Dither Macros

The Dither programming language features a powerful macro system that allows compiler plugins to operate on the abstract syntax tree (AST) and generate code (in the form of another AST) on the programmer's behalf.

One of the most useful application of this technology is that now you can write shaders right in the Dither language — your CPU and GPU codes can share the same functions and variables. Given an entry function, Dither's macro system will extract the necessary tidbits and send it to a transpiler plugin, which generates and returns the shader code (such as GLSL) as a string constant. This would work not only for shaders, but also for any other domain-specific language — as long as a transpiler plugin is provided.

Another handy application is that a plugin can scan your code for any variable marked as a parameter, and automatically generate a GUI with sliders etc., for each of these variables. The possibilities are endless.

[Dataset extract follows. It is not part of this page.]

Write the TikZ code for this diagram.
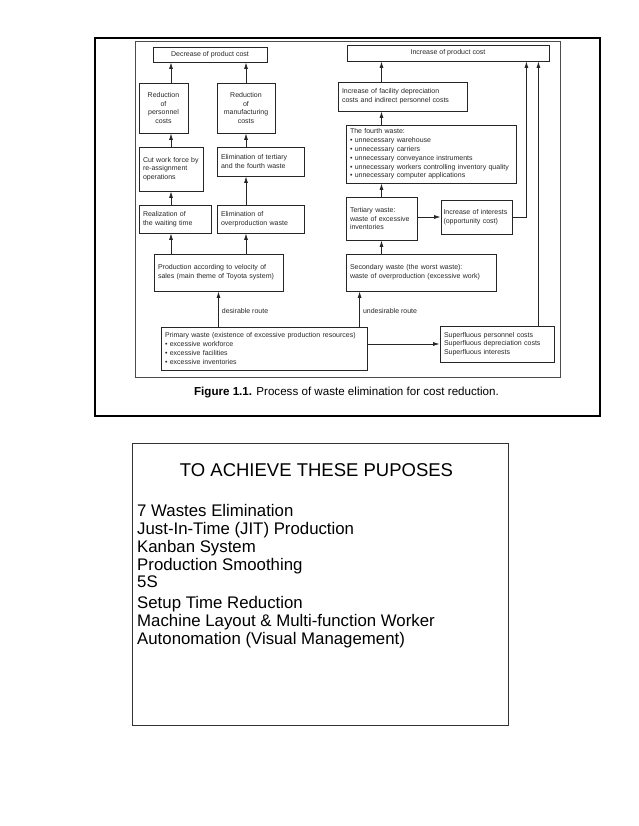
\documentclass[tikz,border=0pt]{standalone}
\usepackage{fontspec}
\setmainfont{Liberation Sans}
\usetikzlibrary{arrows.meta,positioning,calc}

\newcommand{\boxfont}{\fontsize{7}{8.8}\selectfont\hyphenpenalty=10000}

\begin{document}
\begin{tikzpicture}[x=1pt,y=-1pt,
    wbox/.style={draw, black!85, text=black!85, line width=0.8pt, inner xsep=4pt, inner ysep=1pt, font=\boxfont, align=left},
    arr/.style={-{Latex[length=6.5pt,width=4pt]}, black!85, line width=0.8pt},
    lbl/.style={font=\boxfont, text=black!85, anchor=west, inner sep=1pt}]
    \useasboundingbox (0,0) rectangle (638,826);

    % frames of the figure
    \draw[line width=2.6pt] (95,38) rectangle (600,416);
    \draw[black!70, line width=0.8pt] (135,41) rectangle (560,377);

    % left side: cost reduction
    \node[wbox, align=center, minimum width=114, minimum height=15] (dec) at (210,54.5) {Decrease of product cost};
    \node[wbox, align=center, inner xsep=2pt, minimum width=49, minimum height=50] (redpers) at (163.5,108) {Reduction\\of\\personnel\\costs};
    \node[wbox, align=center, inner xsep=2pt, minimum width=58, minimum height=50] (redmanu) at (246,108) {Reduction\\of\\manufacturing\\costs};
    \node[wbox, text width=56, minimum height=44] (cutwork) at (171,169) {Cut work force by\\re-assignment\\operations};
    \node[wbox, text width=79, minimum height=29] (elimter) at (260.5,161.5) {Elimination of tertiary\\and the fourth waste};
    \node[wbox, text width=64, minimum height=28] (realiz) at (175,219) {Realization of\\the waiting time};
    \node[wbox, text width=79, minimum height=28] (elimover) at (260.5,219) {Elimination of\\overproduction waste};
    \node[wbox, text width=121, minimum height=37] (prodvel) at (218.5,272.5) {Production according to velocity of\\sales (main theme of Toyota system)};
    \node[wbox, text width=198, minimum height=43] (primary) at (264,348.5) {Primary waste (existence of excessive production resources)\\\textbullet{} excessive workforce\\\textbullet{} excessive facilities\\\textbullet{} excessive inventories};

    % right side: cost increase
    \node[wbox, align=center, minimum width=202, minimum height=16] (inc) at (448,53) {Increase of product cost};
    \node[wbox, text width=121, minimum height=29] (facil) at (402.5,96.5) {Increase of facility depreciation\\costs and indirect personnel costs};
    \node[wbox, text width=162, minimum height=58] (fourth) at (431,154) {The fourth waste:\\\textbullet{} unnecessary warehouse\\\textbullet{} unnecessary carriers\\\textbullet{} unnecessary conveyance instruments\\\textbullet{} unnecessary workers controlling inventory quality\\\textbullet{} unnecessary computer applications};
    \node[wbox, text width=63, minimum height=43] (tertiary) at (381.5,218.5) {Tertiary waste:\\waste of excessive\\inventories};
    \node[wbox, inner xsep=2.5pt, text width=66, minimum height=34] (interest) at (476.5,217) {Increase of interests\\(opportunity cost)};
    \node[wbox, text width=142, minimum height=37] (secondary) at (421,272.5) {Secondary waste (the worst waste):\\waste of overproduction (excessive work)};
    \node[wbox, text width=106, minimum height=36] (superfl) at (497,344) {Superfluous personnel costs\\Superfluous depreciation costs\\Superfluous interests};

    \coordinate (riseA) at ([xshift=-23]inc.south east);
    \coordinate (riseB) at ([xshift=-11]inc.south east);
    \coordinate (undes) at ([xshift=14]secondary.south west);

    % connectors, left
    \draw[arr] (redpers.north -| cutwork) -- (dec.south -| cutwork);
    \draw[arr] (redmanu.north) -- (redmanu.north |- dec.south);
    \draw[arr] (cutwork.north) -- (cutwork.north |- redpers.south);
    \draw[arr] (elimter.north -| redmanu) -- (redmanu.south);
    \draw[arr] (realiz.north -| cutwork) -- (cutwork.south);
    \draw[arr] (elimover.north -| redmanu) -- (elimter.south -| redmanu);
    \draw[arr] (prodvel.north -| cutwork) -- (realiz.south -| cutwork);
    \draw[arr] (prodvel.north -| redmanu) -- (elimover.south -| redmanu);
    \draw[arr] (primary.north -| prodvel) -- (prodvel.south) node[lbl, pos=0.45, xshift=2pt] {desirable route};

    % connectors, right
    \draw[arr] (facil.north -| tertiary) -- (inc.south -| tertiary);
    \draw[arr] (fourth.north -| tertiary) -- (facil.south -| tertiary);
    \draw[arr] (tertiary.north) -- (fourth.south -| tertiary);
    \draw[arr] (secondary.north -| tertiary) -- (tertiary.south);
    \draw[arr] (primary.north -| undes) -- (undes) node[lbl, pos=0.45, xshift=2pt] {undesirable route};
    \draw[arr] (tertiary.east |- interest.west) -- (interest.west);
    \draw[arr] (interest.east) -| (riseA);
    \draw[arr] (superfl.north -| riseB) -- (riseB);
    \draw[arr] (primary.east |- superfl.west) -- (superfl.west);

    \node[font=\fontsize{11.6}{14}\selectfont] (caption) at (346.5,393) {\textbf{Figure 1.1.} Process of waste elimination for cost reduction.};

    % lower panel
    \node[draw, line width=0.9pt, black!80, minimum width=376, minimum height=282] (goals) at (320,584) {};
    \node[font=\fontsize{18.5}{22}\selectfont] (title) at (316.5,470) {TO ACHIEVE THESE PUPOSES};
    \node[anchor=north west, inner sep=0pt, align=left, font=\fontsize{16.8}{17.9}\selectfont] (ways) at (137,504) {7 Wastes Elimination\\Just-In-Time (JIT) Production\\Kanban System\\Production Smoothing\\5S\\[3pt]Setup Time Reduction\\Machine Layout \& Multi-function Worker\\Autonomation (Visual Management)};
\end{tikzpicture}
\end{document}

But let's first look at how the syntax works.

Syntax Overview

Macros are invoked with the embed statement, which takes the form of:

embed <expr> as "plugin-name"

Where <expr> can be a function, a variable, a namespace, or any valid name of something that already exisits in your code and is in-scope where the embed is invoked (but beware of operator precedence, of which the embed operator has high).

"plugin-name" is simply the name of the compiler plugin as a string constant. Plugins needs to be registered with the complier to work; Dither comes with a few plugins; You can also write your own plugins, which we'll cover later.

Let's look at the simplest example. We'll write a trivial function, and use the embed keyword to ask the fragment shader plugin to transpile it.

Now that was a valid program, but we don't see any output. As it happens, the fragment shader plugin returns a string constant as its output. So let's print that directly.

Depending on your current platform running the code, you might see a GLSL or GLES program printed (more backends are on their way!). We can also combine the function definition, embed statement, and output usage together so we have fewer loose parts:

Notice that we need to put a pair of parentheses around the lambda function — this is because the embed operator has high precedence. In the entry function, you're free to refer to any functions or variables from your program that is in-scope — the plugin will pull together all the pieces needed for the shader program.

Of course, to take that generated shader program and draw graphics with it, we need to import Dither's standard library "std/frag", and pass to frag.program (instead of io.println) the code. Here's an example that draws a gradient:

For more sophisticated sample codes, feel free to look at Dither's many examples that involve fragment shaders.

Hints

As you might have noticed, in the previous example, we prepended a function argument with @varying. This is called a hint in Dither, and is, well, a hint exclusively for macro plugins. The complier itself compeletely ignores these, and they do not interfere with the rest of Dither's syntax. Yet, a plugin might need that extra bit of information for something, and in this case, to tell the role of the parameter: @uniform/@varying/@builtin, etc.

You might think of these hints as “fancy” comments. But they do get checked at compile time to make sure they conform to certain syntax, and are then passed on to plugins as-is for further interpretation. The most basic form for hints can be written as follows:

@ <hint-name> <expr>

The rule for naming the <hint-name> is the same as those for an identifier. The space after the @ operator can be, and is often omitted for aesthetical reasons. The <expr> can also be anything, but the @ operator has high operator precedence, so insert parentheses as needed.

For more advanced use, the name of the hint, like a function name or a type name, can also take parameters using the subscript ([]) operator:

@ <hint-name>[<hint-param>, <hint-param>, ...] <expr>

Let's look at an example where we use hint parameters to build a slider panel with the builtin std/gui library and its associated plugin.

Here we use a hint called param that can take two parameters (min and max of a range) to decorate the variables x and y. Later we call embed on global (which is the name of the global, default namespace) to generate code for laying out and syncing the GUI automatically.

In this case, the plugin generates full AST's instead of just string constants (technically still an AST, just with a single node).

For more sophisticated sample codes, feel free to look at Dither's many examples that involve generated GUI's.

Writing Plugins

You can write your own plugins for the Dither complier, but that's a bit more involved. Currently part of Dither's complier is written in JavaScript, and that is the language you need to write in for the plugins. Eventually, you'll be able to write Dither plugins in Dither (when Dither complier will also be written in Dither), but for now, we have to bear with JavaScript for a while.

The rest of this section might change as Dither is being developed.

Your plugin needs to be a JavaScript object with an exec field that is a function. The first argument to the function is the AST passed to the embed operator. The second argument is all the identifiers defined in every scope (namespaces, blocks, etc.) of the program, which you can use to find all needed tidbits to inform your transformation of the AST.

var my_plugin = {
  exec: function(ast,scopes){
    ...
    return new_ast;
  }
}

To see what the AST for some code you want to generate look like, you can write some code and make the Dither complier output AST for it.

Next, you need to register your new plugin with the compiler. You do so when initializing the parser.

let parser = new PARSER(sys,{
  "plugin_name_1": my_plugin
  "plugin_name_2": ...
})

That "plugin_name_1" will be the string you use as the second operand of the embed/as operator.

These interfaces will also be exposed for the dither commandline utility in the future.